The Death and Legacy of Yakuza Boss “Mr. Gorilla”

For years Yoshinori Watanabe, aka ‘Mr. Gorilla,’ ran Japan’s most powerful and successful yakuza group. Jake Adelstein on his mysterious death over the weekend—and his legacy of modern and ruthless management of the crime syndicate.

Kyodo / Landov

Yoshinori Watanabe, the previous boss of Japan’s largest yakuza group, the Yamaguchi-gumi, passed away this weekend according to the Hyogo prefectural police. He was the fifth-generation leader of the Yamaguchi-gumi and had rarely appeared in public since retiring or being forced out of power in 2005. He was 71.

Watanabe was found collapsed at his home in Kobe on Saturday, by his family; his death was confirmed the same day. A memorial service was held for him Monday. The cause of death is unknown, but he allegedly had been in poor health for years.

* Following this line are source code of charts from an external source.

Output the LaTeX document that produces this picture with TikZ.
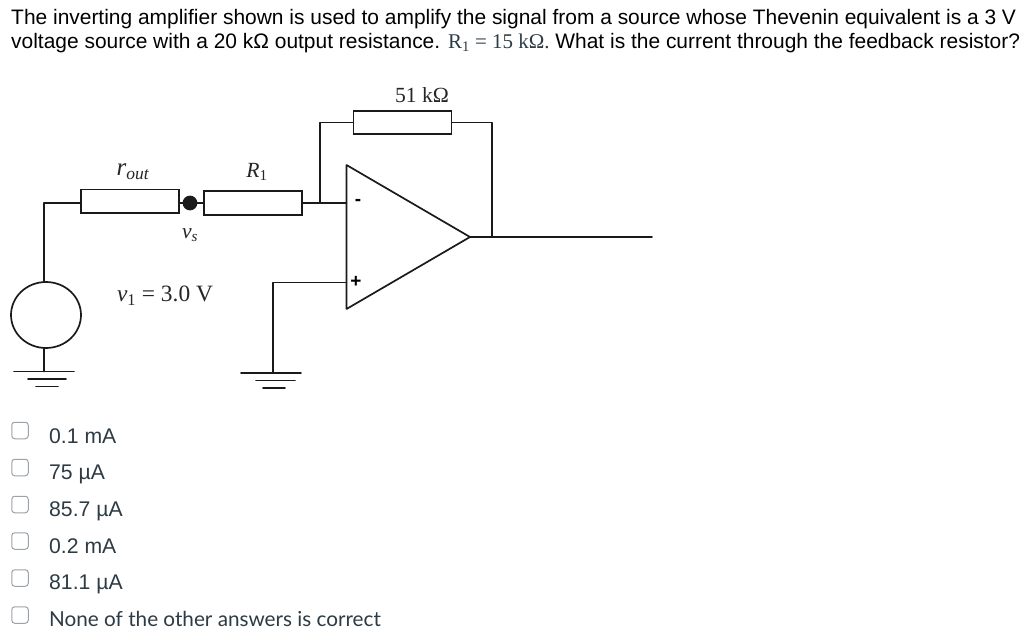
\documentclass[tikz,border=0pt]{standalone}
\usepackage{amsmath}
\usepackage{fontspec}
\usetikzlibrary{shapes.geometric}
\setmainfont{Liberation Sans}
\newfontfamily\serifface{Liberation Serif}
\newfontfamily\latoface{Lato}
\definecolor{answertext}{HTML}{2D3B45}
\definecolor{boxgray}{HTML}{9AA3A8}
\definecolor{wirecolor}{HTML}{1A1A1A}
\tikzset{
  wire/.style = {draw=wirecolor,line width=1.7pt,line cap=round,line join=round},
  resistor/.style = {draw=wirecolor,line width=1.8pt,minimum width=98pt,minimum height=23.5pt,inner sep=0pt},
  question/.style = {anchor=base west,inner sep=0pt,font=\fontsize{20.95}{24}\selectfont},
  answer/.style = {anchor=base west,inner sep=0pt,text=answertext,font=\fontsize{21.2}{24}\selectfont},
  checkbox/.style = {draw=boxgray,line width=1pt,rounded corners=3pt,minimum size=16.5pt,inner sep=0pt},
  partlabel/.style = {inner sep=0pt,text=black!85,font=\fontsize{21.6}{25}\selectfont\serifface},
  inputsign/.style = {inner sep=0pt,font=\fontsize{19}{22}\selectfont\bfseries}
}

\begin{document}
\begin{tikzpicture}[x=1pt,y=-1pt]
  \useasboundingbox[fill=white] (0,0) rectangle (1024,636);
  % question
  \node[question] (qone) at (11,24.5) {The inverting amplifier shown is used to amplify the signal from a source whose Thevenin equivalent is a 3 V};
  \node[question] (qtwo) at (11,48.5) {voltage source with a 20 kΩ output resistance. {\serifface\color{answertext}R\textsubscript{1} = 15 kΩ.} What is the current through the feedback resistor?};
  % resistors and source
  \node[resistor] (rout) at (130,201.3) {};
  \node[resistor] (rone) at (253,203) {};
  \node[resistor] (rfb) at (402.5,122.5) {};
  \node[wire,circle,fill=wirecolor,minimum size=13pt,inner sep=0pt] (vsdot) at (190,203) {};
  \node[wire,ellipse,minimum width=70pt,minimum height=66pt,inner sep=0pt] (source) at (46,315) {};
  % op amp
  \coordinate (oatop) at (346.5,165);
  \coordinate (oabot) at (346.5,309);
  \coordinate (oaout) at (470,237);
  \draw[wire] (oatop) -- (oabot) -- (oaout) -- cycle;
  \node[inputsign] (minus) at (358,202) {-};
  \node[inputsign] (plus) at (356,282) {+};
  % wiring
  \coordinate (srctop) at (44,282);
  \coordinate (srcbot) at (44,348);
  \coordinate (srccorner) at (44,203);
  \coordinate (rleft) at (81,203);
  \coordinate (routright) at (179,203);
  \coordinate (inv) at (346.5,203);
  \coordinate (fbjoin) at (320,203);
  \coordinate (fbcorner) at (320,122.5);
  \coordinate (fbright) at (492,122.5);
  \coordinate (outjoin) at (492,237);
  \coordinate (outend) at (652,237);
  \coordinate (ninv) at (346.5,282.5);
  \coordinate (gndcorner) at (273,282.5);
  \coordinate (gndb) at (273,373);
  \coordinate (gnda) at (44,371.5);
  \draw[wire] (srctop) -- (srccorner) -- (rleft);
  \draw[wire] (routright) -- (vsdot) -- (rone);
  \draw[wire] (rone) -- (inv);
  \draw[wire] (fbjoin) -- (fbcorner) -- (rfb);
  \draw[wire] (rfb) -- (fbright) -- (outjoin);
  \draw[wire] (oaout) -- (outend);
  \draw[wire] (ninv) -- (gndcorner) -- (gndb);
  \draw[wire] (srcbot) -- (gnda);
  % grounds
  \draw[wire] (14,371.5) -- (74,371.5) (28,379) -- (66,379) (36,386.5) -- (58,386.5);
  \draw[wire] (241,373) -- (301,373) (256,380.5) -- (295,380.5) (263,388) -- (285,388);
  % labels
  \node[partlabel] (lfb) at (422,95) {51 kΩ};
  \node[partlabel,font=\fontsize{25}{28}\selectfont\serifface] (lrout) at (133,172) {\itshape r\textsubscript{out}};
  \node[partlabel] (lrone) at (257,172) {\itshape R\textsubscript{\upshape 1}};
  \node[partlabel] (lvs) at (190,235) {\itshape v\textsubscript{s}};
  \node[partlabel,font=\fontsize{23.4}{27}\selectfont\serifface] (lvone) at (165,296) {{\itshape v}\textsubscript{1} = 3.0 V};
  % answers
  \foreach \ypos/\anstext [count=\i] in {443/0.1 mA,479.7/75 µA,516.4/85.7 µA,553/0.2 mA,589.7/81.1 µA}
    \node[answer] (ans\i) at (49,\ypos) {\anstext};
  \node[answer,font=\fontsize{20.7}{24}\selectfont\latoface] (ans6) at (49,626.4) {None of the other answers is correct};
  \foreach \ypos [count=\i] in {430.5,467.5,504.5,541,578,615}
    \node[checkbox] (box\i) at (20,\ypos) {};
\end{tikzpicture}
\end{document}
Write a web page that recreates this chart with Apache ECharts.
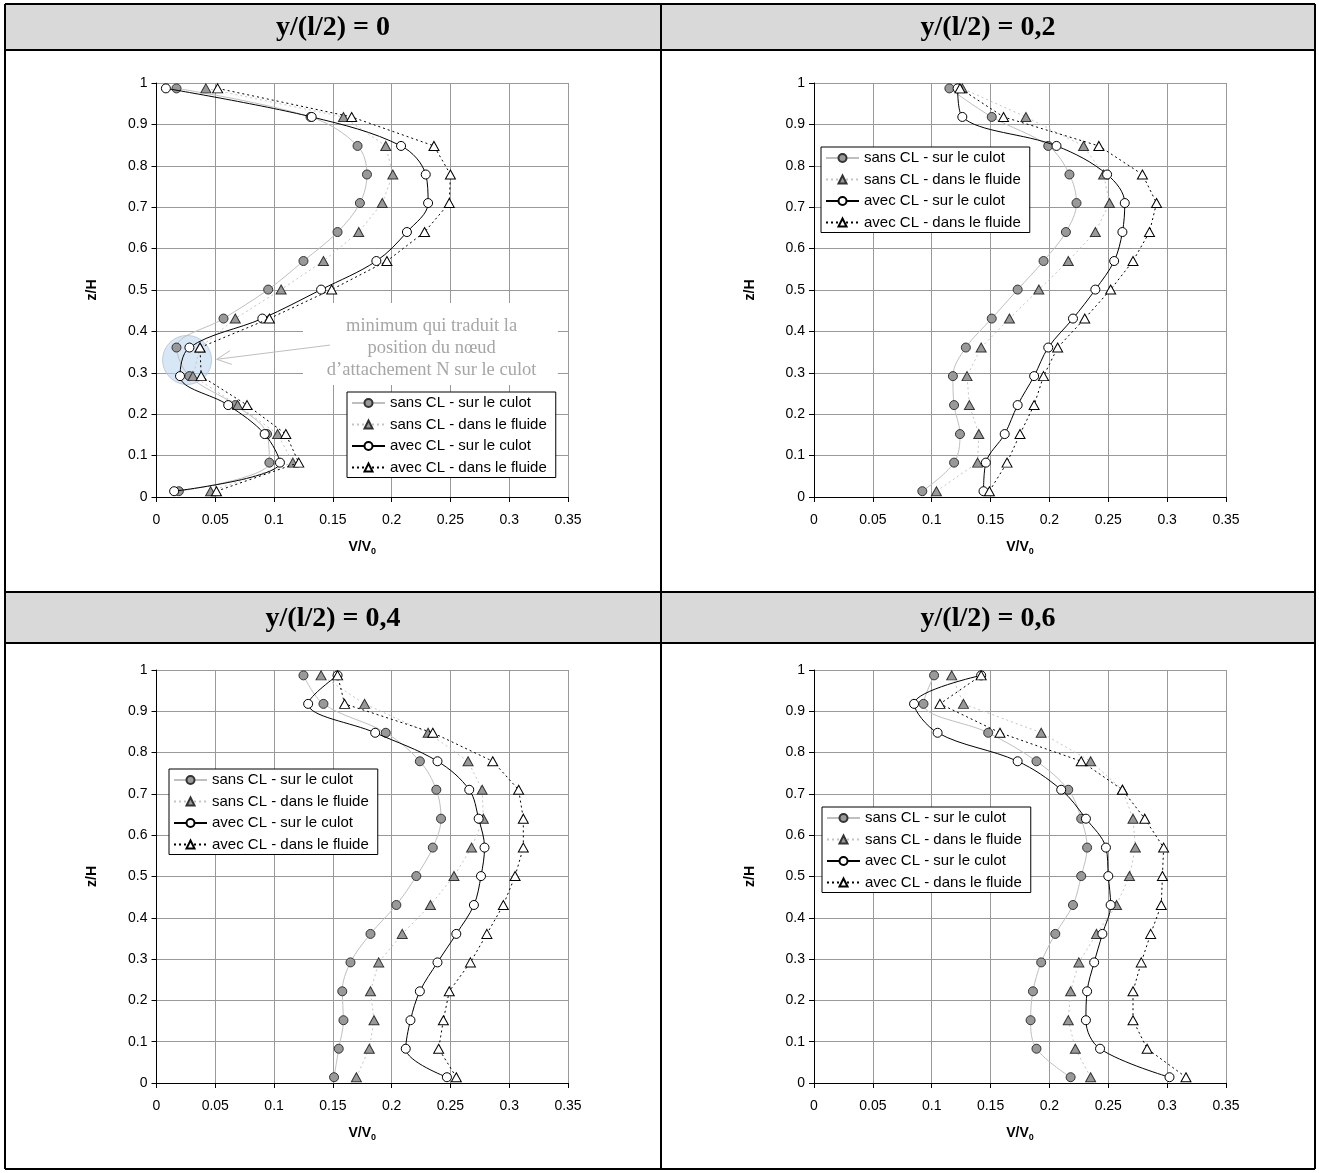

Watanabe became the fifth head of the Yamaguchi-gumi in 1989 after a four-year gang war between the Yamaguchi-gumi and the Ichiwa-kai, which had split off from the main group. Watanabe, in a move to encourage Ichiwa-kai members to return to the fold, is credited with introducing a pension plan to the Yamaguchi-gumi that promised to take care of retired “employees,” much like major Japanese corporations. Watanabe was a highly intelligent gangster, but because of his slightly simian facial features, he was known amongst some police officers and some yakuza affectionately as “Mr. Gorilla” (ゴロちゃん).

Watanabe was a charismatic leader and a good businessman. By keeping the association dues low and through aggressive gang wars and leveraged peace treaties with rival gangs, he expanded the organization to become Japan’s largest organized crime group; by 2004, the Yamaguchi-gumi headquarters was collecting nearly $25 million per year in association dues alone, according to police files. In the book The Business Management Methods of the Yamaguchi-gumi (2005), by yakuza expert Atsushi Mizoguchi, Watanabe succinctly explains the secret of his organized crime management: “Absolute Unity. Retaliation. Silence. Appropriate rewards and punishments, and judicious use of violence.”

However, during his reign, problems also emerged. Anti-yakuza legislation went on the books (1992) and legal precedents were set that gradually forced the yakuza underground. In a civil lawsuit over the shooting death of a policeman in a gang conflict that involved the Yamaguchi-gumi, Watanabe was effectively ordered by Japan’s Supreme Count to pay damages of about 80 million yen in 2004. This was the first time the courts recognized a Yakuza boss’s "employer liability."

In the summer of 2005, Watanabe resigned as leader and was succeeded by Kenichi Shinoda, also known as Shinobu Tsukasa. It was never clear whether he really retired or was forced out. In the video of succession ceremony held at Yamaguchi-gumi headquarters in August 2005, Watanabe appeared disgruntled and barely spoke. There was a failed attempt by Tadamasa Goto and other Yamaguchi-gumi members to restore Watanabe to power in 2008, but it was quashed quickly and the Yamaguchi-gumi bosses involved were exiled. Since then, Watanabe was closely monitored by the Yamaguchi-gumi ruling faction, and in essence, “the gorilla boss” died in captivity.

Watanabe was a folk hero in Kobe, the town where he died, after organizing relief efforts and providing food, water, and essential supplies to the locals after the Great Hanshin Earthquake in January of 1995.

Under Watanabe’s successor, Shinobu Tsukasa, the Yamaguchi-gumi absorbed the Tokyo-based Kokusui-kai in 2005, giving them a strong base in eastern Japan. By 2007 the Yamaguchi-gumi had effectively put the Inagawa-kai under their umbrella, making them the Walmart of Japanese organized crime with more than half of the total yakuza (79,000) being under their control.